As they tend to when the company makes what appears on its face to be a political statement, conservative media focused very intently on the avowedly liberal politics of the people who run Google. (Are conservatives supposed to boycott the company's services because of this?) The Daily Caller, which ran a widely cited story on the topic, spent about a third of the words in a brief bulletin running down Google executive chairman Eric Schmidt's political views:

... Schmidt was an informal adviser to both of President Obama's presidential campaigns, a member of the Obama White House transition team in 2009 and a onetime prospect for an Obama Cabinet post during the president's second term.

As The Daily Caller has reported, Schmidt is also a steadfast climate-change activist, and has advocated for the complete termination of the oil, natural gas, and coal industries, and predicted that Washington, D.C. will soon be completely underwater due to climate change.

The juxtaposition of this information with the facts of the Chavez story paints Google as an ideologically motivated, left-wing organization that is naïve enough (or brazen enough) to celebrate the birthday of a progressive icon at the expense of a greater, Christian icon. Either Google didn't know it would invoke the wrath of conservatives; or it did, but didn't care. (A third option, of course, is that it just wants to try and stay in the news.)

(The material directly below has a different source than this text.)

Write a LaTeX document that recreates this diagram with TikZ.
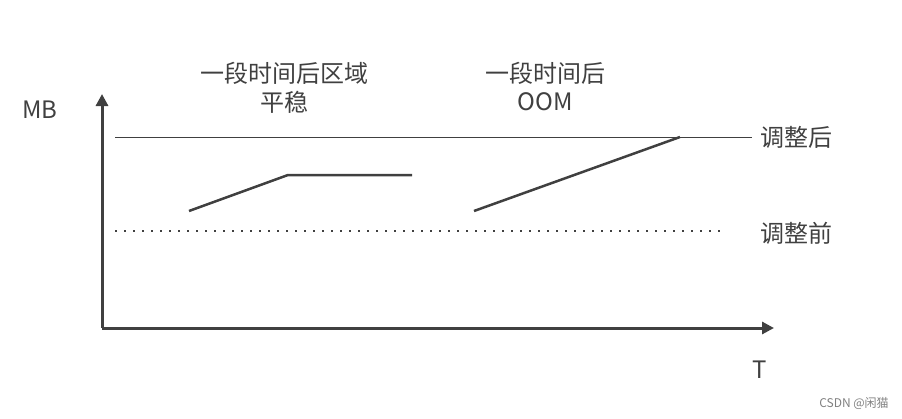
\documentclass[tikz,border=0pt]{standalone}
\usepackage{fontspec}
\setmainfont{Noto Sans CJK SC}
\usetikzlibrary{arrows.meta}
\definecolor{dk}{HTML}{404040}
\begin{document}
\begin{tikzpicture}[x=1pt,y=-1pt,
  lbl/.style={font=\fontsize{24}{28}\selectfont,text=dk,inner sep=0pt},
  axis/.style={draw=dk,line width=3pt,-{Triangle[length=12pt,width=12pt]}},
  seg/.style={draw=dk,line width=2.5pt}]
\useasboundingbox (0,0) rectangle (902,418);
\coordinate (o) at (102,328);
\coordinate (yt) at (102,94);
\coordinate (xt) at (774,328);
\draw[axis] (o) -- (yt);
\draw[axis] (o) -- (xt);
\coordinate (h1) at (115,137); \coordinate (h2) at (752,137);
\draw[dk,line width=1pt] (h1) -- (h2);
\coordinate (d1) at (115,231); \coordinate (d2) at (725,231);
\draw[dk,line width=1.6pt,dash pattern=on 2pt off 7pt] (d1) -- (d2);
\coordinate (a1) at (189,211); \coordinate (a2) at (288,175); \coordinate (a3) at (412,175);
\draw[seg] (a1) -- (a2) -- (a3);
\coordinate (b1) at (474,211); \coordinate (b2) at (680,137);
\draw[seg] (b1) -- (b2);
\node[lbl] (mb) at (40,110) {MB};
\node[lbl] (t) at (760,370) {T};
\node[lbl] (after) at (796,137) {调整后};
\node[lbl] (before) at (796,233) {调整前};
\node[lbl] (l1) at (284,73) {一段时间后区域};
\node[lbl] (l2) at (284,102) {平稳};
\node[lbl] (r1) at (545,73) {一段时间后};
\node[lbl] (r2) at (545,102) {OOM};
\node[font=\fontsize{12}{14}\selectfont,text=gray,inner sep=0pt] (wm) at (854,403) {CSDN @闲猫};
\end{tikzpicture}
\end{document}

But predictable outrage along these lines obscures the fact that Google is a profit-driven corporation with two-thirds of the search industry's market share, not United Farm Workers in exile in Mountain View, just looking to raise our consciousness (¡viva la huelga!) where it can. Sure, it has highly involved founders, and executives, who have expressed certain political commitments. It also has a PR department.

The conservative read of the story actually misses the more interesting possibility: that Google profits from us thinking it is a progressive political actor.

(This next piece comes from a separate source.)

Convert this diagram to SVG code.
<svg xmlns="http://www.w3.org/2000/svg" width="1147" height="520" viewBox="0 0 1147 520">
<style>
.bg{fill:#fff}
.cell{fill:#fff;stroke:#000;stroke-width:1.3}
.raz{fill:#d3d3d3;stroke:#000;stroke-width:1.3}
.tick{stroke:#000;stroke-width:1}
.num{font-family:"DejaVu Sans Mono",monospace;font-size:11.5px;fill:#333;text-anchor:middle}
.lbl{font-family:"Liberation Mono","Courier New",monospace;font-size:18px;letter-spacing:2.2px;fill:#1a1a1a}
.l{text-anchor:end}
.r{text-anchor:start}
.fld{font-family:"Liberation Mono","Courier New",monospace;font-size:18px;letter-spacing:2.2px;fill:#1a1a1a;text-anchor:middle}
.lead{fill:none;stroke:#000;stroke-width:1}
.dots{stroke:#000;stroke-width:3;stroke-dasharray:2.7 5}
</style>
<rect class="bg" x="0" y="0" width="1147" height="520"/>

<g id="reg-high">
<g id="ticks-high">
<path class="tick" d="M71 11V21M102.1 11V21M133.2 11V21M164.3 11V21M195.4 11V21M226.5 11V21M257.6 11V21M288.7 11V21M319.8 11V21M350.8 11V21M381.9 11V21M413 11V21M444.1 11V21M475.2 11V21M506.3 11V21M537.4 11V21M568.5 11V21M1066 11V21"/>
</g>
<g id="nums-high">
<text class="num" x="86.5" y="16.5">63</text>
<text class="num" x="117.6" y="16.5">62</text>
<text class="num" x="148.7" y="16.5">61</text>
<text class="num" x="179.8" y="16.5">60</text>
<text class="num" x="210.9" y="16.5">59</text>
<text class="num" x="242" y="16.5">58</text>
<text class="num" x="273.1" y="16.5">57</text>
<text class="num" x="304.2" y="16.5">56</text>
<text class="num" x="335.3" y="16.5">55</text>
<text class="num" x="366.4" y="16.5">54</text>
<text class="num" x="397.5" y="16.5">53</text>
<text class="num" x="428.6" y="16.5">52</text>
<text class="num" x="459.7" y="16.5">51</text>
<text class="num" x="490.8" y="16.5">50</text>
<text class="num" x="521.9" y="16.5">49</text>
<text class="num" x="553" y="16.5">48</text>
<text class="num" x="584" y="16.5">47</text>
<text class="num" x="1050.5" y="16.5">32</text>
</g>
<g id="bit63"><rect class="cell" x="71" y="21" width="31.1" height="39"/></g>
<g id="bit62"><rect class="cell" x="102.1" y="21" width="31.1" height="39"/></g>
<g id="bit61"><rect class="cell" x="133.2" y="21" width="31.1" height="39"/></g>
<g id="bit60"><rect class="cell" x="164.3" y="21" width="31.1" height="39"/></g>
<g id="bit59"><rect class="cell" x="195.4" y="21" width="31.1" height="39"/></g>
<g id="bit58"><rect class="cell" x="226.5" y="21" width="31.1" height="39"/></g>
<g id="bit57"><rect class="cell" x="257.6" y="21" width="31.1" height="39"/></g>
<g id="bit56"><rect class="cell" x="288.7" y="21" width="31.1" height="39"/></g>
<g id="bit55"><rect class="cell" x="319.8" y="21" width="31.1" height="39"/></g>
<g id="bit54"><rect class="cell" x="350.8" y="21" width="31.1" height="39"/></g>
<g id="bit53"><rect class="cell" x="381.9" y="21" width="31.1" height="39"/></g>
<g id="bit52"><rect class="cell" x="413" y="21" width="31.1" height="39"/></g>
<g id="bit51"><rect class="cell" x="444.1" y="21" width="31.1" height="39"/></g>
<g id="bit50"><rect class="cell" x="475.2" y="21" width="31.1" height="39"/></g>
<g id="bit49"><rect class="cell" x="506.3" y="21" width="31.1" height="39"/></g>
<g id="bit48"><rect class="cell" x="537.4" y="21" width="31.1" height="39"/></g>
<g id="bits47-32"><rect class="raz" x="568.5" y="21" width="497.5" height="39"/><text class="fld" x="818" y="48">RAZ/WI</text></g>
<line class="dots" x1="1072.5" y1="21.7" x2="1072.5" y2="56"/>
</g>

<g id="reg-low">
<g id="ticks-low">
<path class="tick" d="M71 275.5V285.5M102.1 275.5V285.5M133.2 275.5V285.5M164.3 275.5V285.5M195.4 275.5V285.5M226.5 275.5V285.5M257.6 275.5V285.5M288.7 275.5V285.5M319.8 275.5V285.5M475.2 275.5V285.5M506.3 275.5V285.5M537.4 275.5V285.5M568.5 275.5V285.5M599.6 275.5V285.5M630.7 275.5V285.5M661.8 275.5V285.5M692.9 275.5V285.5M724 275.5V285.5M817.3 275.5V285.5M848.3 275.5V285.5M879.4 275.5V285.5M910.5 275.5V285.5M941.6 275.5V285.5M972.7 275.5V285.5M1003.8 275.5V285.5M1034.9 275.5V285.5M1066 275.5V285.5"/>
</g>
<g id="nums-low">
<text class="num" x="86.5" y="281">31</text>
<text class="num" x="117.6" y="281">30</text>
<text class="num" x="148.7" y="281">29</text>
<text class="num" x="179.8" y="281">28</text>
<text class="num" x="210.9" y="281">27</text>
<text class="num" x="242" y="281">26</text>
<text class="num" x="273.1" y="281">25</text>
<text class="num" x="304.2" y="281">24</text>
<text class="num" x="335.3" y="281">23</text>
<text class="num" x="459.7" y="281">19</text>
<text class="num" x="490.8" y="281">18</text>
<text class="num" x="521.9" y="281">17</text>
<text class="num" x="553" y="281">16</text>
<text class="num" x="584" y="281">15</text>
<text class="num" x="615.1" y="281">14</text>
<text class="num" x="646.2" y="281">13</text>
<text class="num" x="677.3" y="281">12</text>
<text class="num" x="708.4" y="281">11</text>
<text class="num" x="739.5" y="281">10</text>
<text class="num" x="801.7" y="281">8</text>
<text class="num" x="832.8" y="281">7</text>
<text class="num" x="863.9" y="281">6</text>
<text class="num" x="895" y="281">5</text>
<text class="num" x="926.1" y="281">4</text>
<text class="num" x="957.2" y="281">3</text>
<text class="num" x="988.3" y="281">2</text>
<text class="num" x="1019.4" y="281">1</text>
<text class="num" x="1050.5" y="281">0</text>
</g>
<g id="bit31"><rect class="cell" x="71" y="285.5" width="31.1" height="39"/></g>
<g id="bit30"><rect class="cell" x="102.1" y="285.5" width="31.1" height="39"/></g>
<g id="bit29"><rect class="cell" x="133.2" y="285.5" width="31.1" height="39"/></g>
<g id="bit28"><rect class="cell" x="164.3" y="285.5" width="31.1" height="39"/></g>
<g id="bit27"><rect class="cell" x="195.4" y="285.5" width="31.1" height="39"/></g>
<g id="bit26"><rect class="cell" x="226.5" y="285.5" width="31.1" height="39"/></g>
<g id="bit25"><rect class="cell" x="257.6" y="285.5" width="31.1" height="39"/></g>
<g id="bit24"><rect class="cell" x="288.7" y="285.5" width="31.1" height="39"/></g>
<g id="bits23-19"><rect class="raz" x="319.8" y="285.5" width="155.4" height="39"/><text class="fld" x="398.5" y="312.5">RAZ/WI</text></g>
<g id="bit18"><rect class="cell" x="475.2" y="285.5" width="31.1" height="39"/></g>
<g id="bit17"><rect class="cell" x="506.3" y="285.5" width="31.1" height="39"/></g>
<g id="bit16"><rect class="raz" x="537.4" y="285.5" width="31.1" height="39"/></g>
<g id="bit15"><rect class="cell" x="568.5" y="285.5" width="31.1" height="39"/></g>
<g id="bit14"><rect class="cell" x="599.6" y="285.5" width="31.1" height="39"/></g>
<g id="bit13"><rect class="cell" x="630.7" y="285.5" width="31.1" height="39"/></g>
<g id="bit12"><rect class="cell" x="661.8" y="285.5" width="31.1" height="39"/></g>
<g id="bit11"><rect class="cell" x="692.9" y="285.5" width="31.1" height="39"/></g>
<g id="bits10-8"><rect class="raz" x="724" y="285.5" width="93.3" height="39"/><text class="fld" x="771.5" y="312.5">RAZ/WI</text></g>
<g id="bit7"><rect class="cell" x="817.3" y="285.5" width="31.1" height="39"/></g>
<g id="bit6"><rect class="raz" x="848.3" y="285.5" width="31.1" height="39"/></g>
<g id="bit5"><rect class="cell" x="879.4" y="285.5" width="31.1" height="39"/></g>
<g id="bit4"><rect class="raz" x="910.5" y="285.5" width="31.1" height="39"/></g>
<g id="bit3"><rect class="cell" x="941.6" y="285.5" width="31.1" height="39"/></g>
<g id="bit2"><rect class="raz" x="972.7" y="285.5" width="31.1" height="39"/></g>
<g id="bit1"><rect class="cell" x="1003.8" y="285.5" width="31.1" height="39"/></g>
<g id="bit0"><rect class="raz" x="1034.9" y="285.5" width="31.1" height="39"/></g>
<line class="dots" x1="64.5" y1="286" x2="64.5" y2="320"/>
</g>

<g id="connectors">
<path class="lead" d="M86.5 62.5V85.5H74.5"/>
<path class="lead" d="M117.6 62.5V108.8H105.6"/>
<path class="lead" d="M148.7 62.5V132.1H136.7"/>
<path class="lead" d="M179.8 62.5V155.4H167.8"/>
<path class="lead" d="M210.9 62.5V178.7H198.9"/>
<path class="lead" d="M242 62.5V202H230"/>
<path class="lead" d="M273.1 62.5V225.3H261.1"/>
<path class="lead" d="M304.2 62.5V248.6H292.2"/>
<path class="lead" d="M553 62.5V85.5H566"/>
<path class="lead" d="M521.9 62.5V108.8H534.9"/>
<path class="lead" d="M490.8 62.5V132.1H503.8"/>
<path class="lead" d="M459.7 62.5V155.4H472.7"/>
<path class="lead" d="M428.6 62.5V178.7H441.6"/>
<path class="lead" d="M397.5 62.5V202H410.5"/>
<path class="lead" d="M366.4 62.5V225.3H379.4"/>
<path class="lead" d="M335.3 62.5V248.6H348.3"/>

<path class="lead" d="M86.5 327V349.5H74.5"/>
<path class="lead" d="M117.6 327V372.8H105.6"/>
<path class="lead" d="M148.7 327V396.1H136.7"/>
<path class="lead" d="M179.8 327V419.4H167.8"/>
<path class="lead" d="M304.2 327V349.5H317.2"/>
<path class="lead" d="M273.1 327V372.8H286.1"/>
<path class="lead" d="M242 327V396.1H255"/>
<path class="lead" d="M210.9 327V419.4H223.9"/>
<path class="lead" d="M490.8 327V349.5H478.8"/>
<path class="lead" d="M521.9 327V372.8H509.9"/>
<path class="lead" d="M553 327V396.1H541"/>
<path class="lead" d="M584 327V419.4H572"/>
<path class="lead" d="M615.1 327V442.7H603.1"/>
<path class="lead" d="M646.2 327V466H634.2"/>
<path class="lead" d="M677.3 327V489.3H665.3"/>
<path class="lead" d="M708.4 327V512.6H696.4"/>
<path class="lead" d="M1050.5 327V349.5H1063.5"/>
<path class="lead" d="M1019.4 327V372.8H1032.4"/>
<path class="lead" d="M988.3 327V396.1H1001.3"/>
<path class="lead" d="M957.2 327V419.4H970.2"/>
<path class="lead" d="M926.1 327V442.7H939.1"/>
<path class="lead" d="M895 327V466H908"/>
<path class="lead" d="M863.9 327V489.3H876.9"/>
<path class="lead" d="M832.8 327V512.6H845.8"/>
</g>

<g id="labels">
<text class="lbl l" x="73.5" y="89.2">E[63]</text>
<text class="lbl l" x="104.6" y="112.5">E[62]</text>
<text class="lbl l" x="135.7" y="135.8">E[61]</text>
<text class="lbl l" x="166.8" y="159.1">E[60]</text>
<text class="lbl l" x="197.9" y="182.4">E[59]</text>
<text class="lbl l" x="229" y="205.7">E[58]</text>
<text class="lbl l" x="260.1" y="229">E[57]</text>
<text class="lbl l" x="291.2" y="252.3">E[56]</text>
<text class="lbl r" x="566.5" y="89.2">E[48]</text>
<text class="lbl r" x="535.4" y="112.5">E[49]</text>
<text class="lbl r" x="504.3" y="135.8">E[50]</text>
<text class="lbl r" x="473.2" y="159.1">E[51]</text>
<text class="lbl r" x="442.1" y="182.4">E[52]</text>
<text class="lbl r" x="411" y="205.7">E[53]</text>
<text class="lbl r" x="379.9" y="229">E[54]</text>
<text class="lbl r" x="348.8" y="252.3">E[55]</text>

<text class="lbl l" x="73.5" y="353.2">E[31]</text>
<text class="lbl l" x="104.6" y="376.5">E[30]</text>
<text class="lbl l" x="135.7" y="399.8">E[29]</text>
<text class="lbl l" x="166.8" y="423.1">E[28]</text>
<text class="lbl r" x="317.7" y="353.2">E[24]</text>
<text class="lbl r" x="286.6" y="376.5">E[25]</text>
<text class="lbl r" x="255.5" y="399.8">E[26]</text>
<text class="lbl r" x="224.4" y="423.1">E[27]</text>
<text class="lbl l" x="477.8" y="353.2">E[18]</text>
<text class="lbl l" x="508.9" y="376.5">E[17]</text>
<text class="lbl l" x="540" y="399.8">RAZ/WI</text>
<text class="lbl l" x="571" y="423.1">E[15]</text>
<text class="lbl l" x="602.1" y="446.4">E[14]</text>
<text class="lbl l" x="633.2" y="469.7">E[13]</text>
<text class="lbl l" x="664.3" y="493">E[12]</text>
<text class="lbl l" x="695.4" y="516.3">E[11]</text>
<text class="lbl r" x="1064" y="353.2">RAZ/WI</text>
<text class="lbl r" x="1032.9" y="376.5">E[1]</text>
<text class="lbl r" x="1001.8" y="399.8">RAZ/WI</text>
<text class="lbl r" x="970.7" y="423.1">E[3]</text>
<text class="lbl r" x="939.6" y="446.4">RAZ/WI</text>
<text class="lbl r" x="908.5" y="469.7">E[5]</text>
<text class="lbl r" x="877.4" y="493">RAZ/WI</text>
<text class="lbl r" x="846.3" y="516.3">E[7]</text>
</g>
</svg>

Google benefits when we conflate the concept of technological progress with the concept of progressive (in the U.S. sense of "liberal") politics. These are two different ideas, but the analogy works well because each does still imply, in the popular mind, some sense of forward movement over time.

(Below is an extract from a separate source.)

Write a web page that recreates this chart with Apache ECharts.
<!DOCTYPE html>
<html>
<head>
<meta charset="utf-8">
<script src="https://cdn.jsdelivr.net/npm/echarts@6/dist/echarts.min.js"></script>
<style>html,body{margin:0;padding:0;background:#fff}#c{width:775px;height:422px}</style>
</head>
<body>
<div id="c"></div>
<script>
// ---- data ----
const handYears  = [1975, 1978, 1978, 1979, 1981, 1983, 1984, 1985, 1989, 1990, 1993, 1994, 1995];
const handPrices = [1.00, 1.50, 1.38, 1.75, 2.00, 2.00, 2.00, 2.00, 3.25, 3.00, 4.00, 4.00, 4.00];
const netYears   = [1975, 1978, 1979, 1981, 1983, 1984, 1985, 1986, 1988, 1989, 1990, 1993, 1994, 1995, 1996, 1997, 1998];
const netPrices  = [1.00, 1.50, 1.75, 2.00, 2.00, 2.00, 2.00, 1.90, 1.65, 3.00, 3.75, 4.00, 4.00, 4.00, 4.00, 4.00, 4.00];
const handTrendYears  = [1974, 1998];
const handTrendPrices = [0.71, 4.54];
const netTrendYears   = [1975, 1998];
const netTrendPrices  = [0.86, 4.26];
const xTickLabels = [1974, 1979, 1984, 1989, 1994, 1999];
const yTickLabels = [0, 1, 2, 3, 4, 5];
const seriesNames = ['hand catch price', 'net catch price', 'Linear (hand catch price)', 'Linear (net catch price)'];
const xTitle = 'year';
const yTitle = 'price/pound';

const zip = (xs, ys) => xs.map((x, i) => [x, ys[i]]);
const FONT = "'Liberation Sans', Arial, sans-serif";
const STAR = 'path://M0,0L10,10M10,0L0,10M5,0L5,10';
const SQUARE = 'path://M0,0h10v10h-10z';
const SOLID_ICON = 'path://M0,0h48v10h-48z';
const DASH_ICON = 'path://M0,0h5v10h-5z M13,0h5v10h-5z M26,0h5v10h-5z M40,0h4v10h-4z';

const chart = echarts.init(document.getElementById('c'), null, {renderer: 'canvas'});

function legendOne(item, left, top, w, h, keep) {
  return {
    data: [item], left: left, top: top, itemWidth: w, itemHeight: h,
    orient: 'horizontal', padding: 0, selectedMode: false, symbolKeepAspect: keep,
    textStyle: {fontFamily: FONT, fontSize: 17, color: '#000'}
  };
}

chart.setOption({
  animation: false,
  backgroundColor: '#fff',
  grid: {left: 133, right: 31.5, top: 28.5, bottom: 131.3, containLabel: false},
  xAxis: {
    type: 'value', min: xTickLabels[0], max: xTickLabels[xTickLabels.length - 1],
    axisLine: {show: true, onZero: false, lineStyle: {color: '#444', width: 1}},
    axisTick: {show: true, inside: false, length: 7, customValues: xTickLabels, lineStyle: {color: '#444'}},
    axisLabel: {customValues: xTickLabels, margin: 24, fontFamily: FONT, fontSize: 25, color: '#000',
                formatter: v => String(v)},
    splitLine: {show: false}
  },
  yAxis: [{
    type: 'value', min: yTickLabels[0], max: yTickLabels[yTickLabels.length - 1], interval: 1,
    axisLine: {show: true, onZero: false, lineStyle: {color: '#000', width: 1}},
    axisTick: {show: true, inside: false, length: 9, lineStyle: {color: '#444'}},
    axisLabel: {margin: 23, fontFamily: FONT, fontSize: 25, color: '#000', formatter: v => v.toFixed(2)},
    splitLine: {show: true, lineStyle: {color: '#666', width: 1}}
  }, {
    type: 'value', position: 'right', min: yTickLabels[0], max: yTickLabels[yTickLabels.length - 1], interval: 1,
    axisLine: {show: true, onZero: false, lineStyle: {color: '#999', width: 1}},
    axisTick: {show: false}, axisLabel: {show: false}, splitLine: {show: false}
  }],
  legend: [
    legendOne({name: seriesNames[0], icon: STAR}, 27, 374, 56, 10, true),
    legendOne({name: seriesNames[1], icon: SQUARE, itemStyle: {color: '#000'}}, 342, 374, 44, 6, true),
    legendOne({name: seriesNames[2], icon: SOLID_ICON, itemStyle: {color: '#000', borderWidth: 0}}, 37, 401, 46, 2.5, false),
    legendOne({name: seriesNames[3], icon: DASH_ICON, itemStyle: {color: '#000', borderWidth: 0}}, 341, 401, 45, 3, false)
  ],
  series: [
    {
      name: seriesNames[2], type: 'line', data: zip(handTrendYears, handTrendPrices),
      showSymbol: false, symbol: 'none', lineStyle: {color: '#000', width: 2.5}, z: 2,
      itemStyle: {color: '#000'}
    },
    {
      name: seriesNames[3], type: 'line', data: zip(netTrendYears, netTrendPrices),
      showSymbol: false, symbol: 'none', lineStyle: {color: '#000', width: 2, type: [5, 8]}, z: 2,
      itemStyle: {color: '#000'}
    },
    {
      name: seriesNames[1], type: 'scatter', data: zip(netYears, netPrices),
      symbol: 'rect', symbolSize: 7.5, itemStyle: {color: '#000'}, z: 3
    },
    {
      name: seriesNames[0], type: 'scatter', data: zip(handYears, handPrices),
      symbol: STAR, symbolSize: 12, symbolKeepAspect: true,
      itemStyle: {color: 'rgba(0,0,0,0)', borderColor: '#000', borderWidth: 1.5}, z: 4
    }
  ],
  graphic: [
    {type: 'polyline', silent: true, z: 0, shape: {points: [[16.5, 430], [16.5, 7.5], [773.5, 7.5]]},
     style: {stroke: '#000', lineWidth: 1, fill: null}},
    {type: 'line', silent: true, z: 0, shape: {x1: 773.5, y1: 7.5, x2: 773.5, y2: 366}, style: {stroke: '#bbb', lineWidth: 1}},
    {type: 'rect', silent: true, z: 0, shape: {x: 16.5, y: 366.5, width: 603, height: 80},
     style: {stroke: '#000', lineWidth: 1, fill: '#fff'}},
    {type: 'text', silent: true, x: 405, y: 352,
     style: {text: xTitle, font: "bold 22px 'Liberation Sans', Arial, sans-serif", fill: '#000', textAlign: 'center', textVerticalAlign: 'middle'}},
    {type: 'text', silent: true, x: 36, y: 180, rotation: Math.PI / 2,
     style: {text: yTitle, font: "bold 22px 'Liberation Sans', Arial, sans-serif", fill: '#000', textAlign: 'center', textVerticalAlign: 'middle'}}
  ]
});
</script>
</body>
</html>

Certainly the popular concept of the development of technology is still progressive. Screens get sharper. Devices get smaller and lighter. Connections get faster. If we don't interrupt these processes, they do seem to go one way.

Meanwhile, in the United States, the most common concept of progressive politics still contains an embedded idea of a historical trajectory, if on a relatively modest scale. That's why we can talk about the Supreme Court being on "the wrong side of history" with gay marriage. The trend seems to be toward greater acceptance of marginalized social groups, and (some people would say) toward greater social justice overall. 

These two ideas share one very deep philosophical root -- a concept of progress that originated in scientific rationalism. But technological change is not necessarily politically progressive, as we define the latter term today. Many liberals are worried about the use of drones for surveillance and policing. The technology is drastic and fairly new, but very few people would argue that its newness makes it politically progressive at all. (It is more likely either a neutral tool or ethically suspect because of the powers it gives us.)

Technology companies like Google benefit when we conflate those two types of progressivism, the political and the technological. Consumer technology needs young people to adopt it, and the young often like to be associated with the political left. So do intellectuals. Tie technological advance to left-leaning politics and you have all of a sudden made the former more appealing to two large and vocal groups of people -- and, of course, given them a reason to feel an affinity for your company.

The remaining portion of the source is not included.